§ **What to work on**
Look through the material below, count the lines containing the word "this", and state only the count.

§ **Listed records**
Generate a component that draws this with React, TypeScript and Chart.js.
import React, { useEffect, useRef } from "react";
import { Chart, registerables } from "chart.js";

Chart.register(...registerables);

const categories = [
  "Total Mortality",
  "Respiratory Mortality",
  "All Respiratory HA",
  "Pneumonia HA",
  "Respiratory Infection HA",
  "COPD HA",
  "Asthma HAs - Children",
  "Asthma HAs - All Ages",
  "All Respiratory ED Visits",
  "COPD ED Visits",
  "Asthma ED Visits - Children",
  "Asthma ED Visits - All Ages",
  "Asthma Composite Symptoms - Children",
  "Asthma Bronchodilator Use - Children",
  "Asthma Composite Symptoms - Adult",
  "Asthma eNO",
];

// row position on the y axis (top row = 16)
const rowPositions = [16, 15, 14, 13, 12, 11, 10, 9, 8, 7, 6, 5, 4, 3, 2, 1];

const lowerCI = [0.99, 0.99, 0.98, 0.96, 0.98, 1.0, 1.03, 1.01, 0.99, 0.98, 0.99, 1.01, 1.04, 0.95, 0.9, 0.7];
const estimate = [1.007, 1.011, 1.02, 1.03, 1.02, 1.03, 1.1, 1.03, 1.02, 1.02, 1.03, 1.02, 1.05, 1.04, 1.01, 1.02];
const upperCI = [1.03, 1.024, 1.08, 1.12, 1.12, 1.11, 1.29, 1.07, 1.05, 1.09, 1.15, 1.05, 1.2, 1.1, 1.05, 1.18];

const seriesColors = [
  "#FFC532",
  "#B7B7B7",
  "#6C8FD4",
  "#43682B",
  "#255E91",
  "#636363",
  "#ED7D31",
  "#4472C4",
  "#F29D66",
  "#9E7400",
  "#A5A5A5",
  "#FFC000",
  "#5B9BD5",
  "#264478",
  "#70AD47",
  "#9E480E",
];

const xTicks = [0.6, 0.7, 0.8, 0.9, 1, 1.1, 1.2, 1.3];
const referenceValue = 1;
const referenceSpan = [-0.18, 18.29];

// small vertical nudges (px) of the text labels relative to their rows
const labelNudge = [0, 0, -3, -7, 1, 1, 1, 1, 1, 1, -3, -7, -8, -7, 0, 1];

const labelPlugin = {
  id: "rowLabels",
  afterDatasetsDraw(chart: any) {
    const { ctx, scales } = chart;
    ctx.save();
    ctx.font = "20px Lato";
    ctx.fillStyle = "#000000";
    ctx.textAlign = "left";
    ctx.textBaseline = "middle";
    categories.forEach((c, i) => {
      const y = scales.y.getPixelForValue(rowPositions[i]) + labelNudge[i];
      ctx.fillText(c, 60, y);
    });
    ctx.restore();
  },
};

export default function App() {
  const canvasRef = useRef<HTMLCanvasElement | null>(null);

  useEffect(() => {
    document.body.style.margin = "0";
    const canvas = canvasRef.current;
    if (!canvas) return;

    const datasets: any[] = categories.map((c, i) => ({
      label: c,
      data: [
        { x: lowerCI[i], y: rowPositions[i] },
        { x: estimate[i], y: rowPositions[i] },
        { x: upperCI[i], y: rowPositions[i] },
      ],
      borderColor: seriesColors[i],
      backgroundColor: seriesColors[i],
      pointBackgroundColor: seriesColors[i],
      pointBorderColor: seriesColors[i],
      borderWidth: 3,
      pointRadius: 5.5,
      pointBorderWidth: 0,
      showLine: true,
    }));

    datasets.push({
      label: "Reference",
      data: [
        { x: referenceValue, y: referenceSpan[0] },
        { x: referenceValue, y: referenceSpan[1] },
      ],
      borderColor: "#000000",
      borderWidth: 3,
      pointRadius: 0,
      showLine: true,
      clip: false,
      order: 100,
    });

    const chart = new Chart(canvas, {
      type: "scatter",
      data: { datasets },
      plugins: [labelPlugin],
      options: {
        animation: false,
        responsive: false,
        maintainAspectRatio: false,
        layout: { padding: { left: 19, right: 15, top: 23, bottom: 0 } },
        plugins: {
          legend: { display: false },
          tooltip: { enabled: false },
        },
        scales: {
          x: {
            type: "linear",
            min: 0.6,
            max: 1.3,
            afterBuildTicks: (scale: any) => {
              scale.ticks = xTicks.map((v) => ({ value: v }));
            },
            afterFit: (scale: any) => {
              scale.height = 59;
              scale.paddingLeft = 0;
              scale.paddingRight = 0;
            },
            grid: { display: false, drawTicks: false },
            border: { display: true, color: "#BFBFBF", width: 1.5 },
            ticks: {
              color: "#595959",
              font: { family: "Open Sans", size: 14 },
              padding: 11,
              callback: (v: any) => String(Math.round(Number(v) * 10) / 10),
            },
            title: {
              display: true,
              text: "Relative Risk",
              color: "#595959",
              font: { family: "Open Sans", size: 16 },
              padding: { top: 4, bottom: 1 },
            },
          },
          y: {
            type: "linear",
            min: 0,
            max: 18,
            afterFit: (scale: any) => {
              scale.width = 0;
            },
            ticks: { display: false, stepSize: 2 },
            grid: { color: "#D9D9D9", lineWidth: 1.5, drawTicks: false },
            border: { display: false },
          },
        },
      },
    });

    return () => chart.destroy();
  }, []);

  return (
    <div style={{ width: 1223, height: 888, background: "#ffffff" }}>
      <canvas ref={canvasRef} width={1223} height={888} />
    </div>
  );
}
* * *
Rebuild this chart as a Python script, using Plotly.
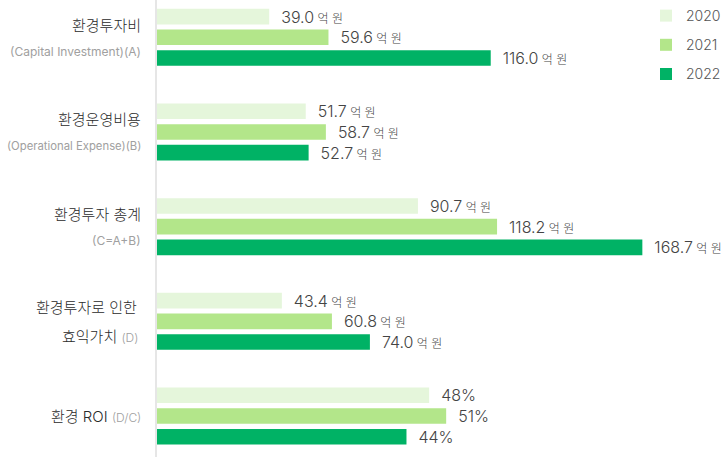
* * *
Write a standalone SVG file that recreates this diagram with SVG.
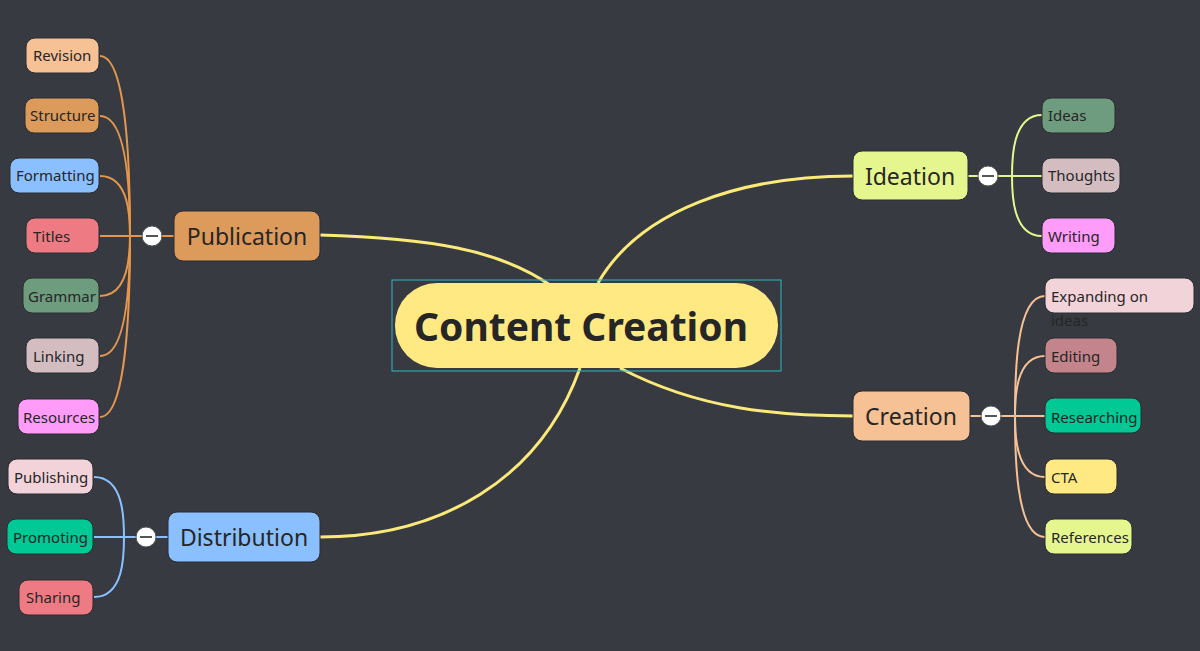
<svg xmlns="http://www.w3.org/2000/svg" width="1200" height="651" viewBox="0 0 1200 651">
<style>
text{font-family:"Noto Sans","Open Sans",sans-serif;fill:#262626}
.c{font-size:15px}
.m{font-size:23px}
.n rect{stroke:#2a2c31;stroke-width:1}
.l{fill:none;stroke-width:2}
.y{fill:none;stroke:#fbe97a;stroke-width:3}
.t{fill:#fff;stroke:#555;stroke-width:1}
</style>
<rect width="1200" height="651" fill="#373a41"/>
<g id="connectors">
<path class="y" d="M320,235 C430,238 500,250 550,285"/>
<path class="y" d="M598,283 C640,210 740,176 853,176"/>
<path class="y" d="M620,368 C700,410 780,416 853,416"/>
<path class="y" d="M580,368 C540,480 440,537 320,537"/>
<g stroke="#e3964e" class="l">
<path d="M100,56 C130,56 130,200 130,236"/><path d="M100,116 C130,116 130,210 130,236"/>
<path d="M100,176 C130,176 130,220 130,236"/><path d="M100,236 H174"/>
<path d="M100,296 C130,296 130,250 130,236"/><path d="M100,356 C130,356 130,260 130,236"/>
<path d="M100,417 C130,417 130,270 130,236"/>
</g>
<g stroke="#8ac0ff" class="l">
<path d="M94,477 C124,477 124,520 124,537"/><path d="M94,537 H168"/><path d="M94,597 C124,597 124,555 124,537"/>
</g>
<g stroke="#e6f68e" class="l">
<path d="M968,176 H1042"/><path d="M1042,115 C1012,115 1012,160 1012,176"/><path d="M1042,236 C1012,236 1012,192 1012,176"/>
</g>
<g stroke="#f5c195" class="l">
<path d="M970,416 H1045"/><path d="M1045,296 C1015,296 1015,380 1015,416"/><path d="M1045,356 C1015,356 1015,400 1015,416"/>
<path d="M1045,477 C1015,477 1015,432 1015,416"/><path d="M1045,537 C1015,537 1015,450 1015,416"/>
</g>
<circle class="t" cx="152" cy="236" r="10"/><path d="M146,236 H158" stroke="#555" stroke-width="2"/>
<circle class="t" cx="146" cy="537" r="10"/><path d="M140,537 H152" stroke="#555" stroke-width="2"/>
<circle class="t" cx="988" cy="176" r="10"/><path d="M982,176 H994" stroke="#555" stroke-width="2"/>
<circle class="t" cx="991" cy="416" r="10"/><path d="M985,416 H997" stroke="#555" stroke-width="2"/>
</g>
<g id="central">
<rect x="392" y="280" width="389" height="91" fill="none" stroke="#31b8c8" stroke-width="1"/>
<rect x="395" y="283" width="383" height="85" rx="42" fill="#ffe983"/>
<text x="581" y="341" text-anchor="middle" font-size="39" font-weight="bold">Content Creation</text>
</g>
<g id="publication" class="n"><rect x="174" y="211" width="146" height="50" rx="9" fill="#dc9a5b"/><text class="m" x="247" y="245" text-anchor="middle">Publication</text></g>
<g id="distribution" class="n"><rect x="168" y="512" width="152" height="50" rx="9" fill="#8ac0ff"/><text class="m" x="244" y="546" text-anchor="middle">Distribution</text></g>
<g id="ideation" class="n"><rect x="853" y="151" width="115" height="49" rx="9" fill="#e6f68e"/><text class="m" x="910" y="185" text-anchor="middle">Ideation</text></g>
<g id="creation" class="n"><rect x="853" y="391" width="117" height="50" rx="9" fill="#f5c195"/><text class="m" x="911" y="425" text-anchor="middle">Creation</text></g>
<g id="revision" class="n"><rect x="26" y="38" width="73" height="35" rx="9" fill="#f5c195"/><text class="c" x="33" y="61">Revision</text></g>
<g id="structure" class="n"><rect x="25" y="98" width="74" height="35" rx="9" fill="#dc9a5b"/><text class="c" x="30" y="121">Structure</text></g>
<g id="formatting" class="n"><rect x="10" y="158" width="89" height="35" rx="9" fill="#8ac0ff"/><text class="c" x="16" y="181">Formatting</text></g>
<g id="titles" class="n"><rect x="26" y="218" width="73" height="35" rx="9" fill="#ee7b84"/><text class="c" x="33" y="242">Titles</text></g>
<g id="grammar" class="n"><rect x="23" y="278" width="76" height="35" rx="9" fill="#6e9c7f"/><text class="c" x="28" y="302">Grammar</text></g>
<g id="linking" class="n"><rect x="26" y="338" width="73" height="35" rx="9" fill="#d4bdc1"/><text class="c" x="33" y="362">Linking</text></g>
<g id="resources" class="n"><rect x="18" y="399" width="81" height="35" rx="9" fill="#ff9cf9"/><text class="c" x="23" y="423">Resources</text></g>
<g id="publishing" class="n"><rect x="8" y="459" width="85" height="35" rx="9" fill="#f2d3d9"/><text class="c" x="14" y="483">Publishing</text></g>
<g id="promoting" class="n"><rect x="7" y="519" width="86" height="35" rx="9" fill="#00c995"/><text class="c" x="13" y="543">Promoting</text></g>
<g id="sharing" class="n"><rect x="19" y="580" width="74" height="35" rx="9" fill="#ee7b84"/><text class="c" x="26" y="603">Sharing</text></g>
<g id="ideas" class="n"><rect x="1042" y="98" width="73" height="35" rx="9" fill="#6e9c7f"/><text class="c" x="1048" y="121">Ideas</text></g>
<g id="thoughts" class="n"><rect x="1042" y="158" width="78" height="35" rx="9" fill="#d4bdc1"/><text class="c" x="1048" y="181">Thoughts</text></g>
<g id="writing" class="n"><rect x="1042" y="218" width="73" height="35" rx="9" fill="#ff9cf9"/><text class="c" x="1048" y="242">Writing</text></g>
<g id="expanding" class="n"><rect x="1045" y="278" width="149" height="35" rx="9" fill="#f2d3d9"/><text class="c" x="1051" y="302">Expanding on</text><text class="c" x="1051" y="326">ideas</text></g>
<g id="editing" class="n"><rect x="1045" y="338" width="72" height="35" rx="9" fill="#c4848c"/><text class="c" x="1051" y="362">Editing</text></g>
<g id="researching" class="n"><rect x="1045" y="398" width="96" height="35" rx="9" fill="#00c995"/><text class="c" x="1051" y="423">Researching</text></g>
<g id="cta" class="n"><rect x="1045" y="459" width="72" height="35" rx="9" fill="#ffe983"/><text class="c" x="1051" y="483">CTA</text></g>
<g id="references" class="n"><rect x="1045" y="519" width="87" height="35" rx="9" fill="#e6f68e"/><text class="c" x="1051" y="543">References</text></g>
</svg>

§ **Exercise response**
3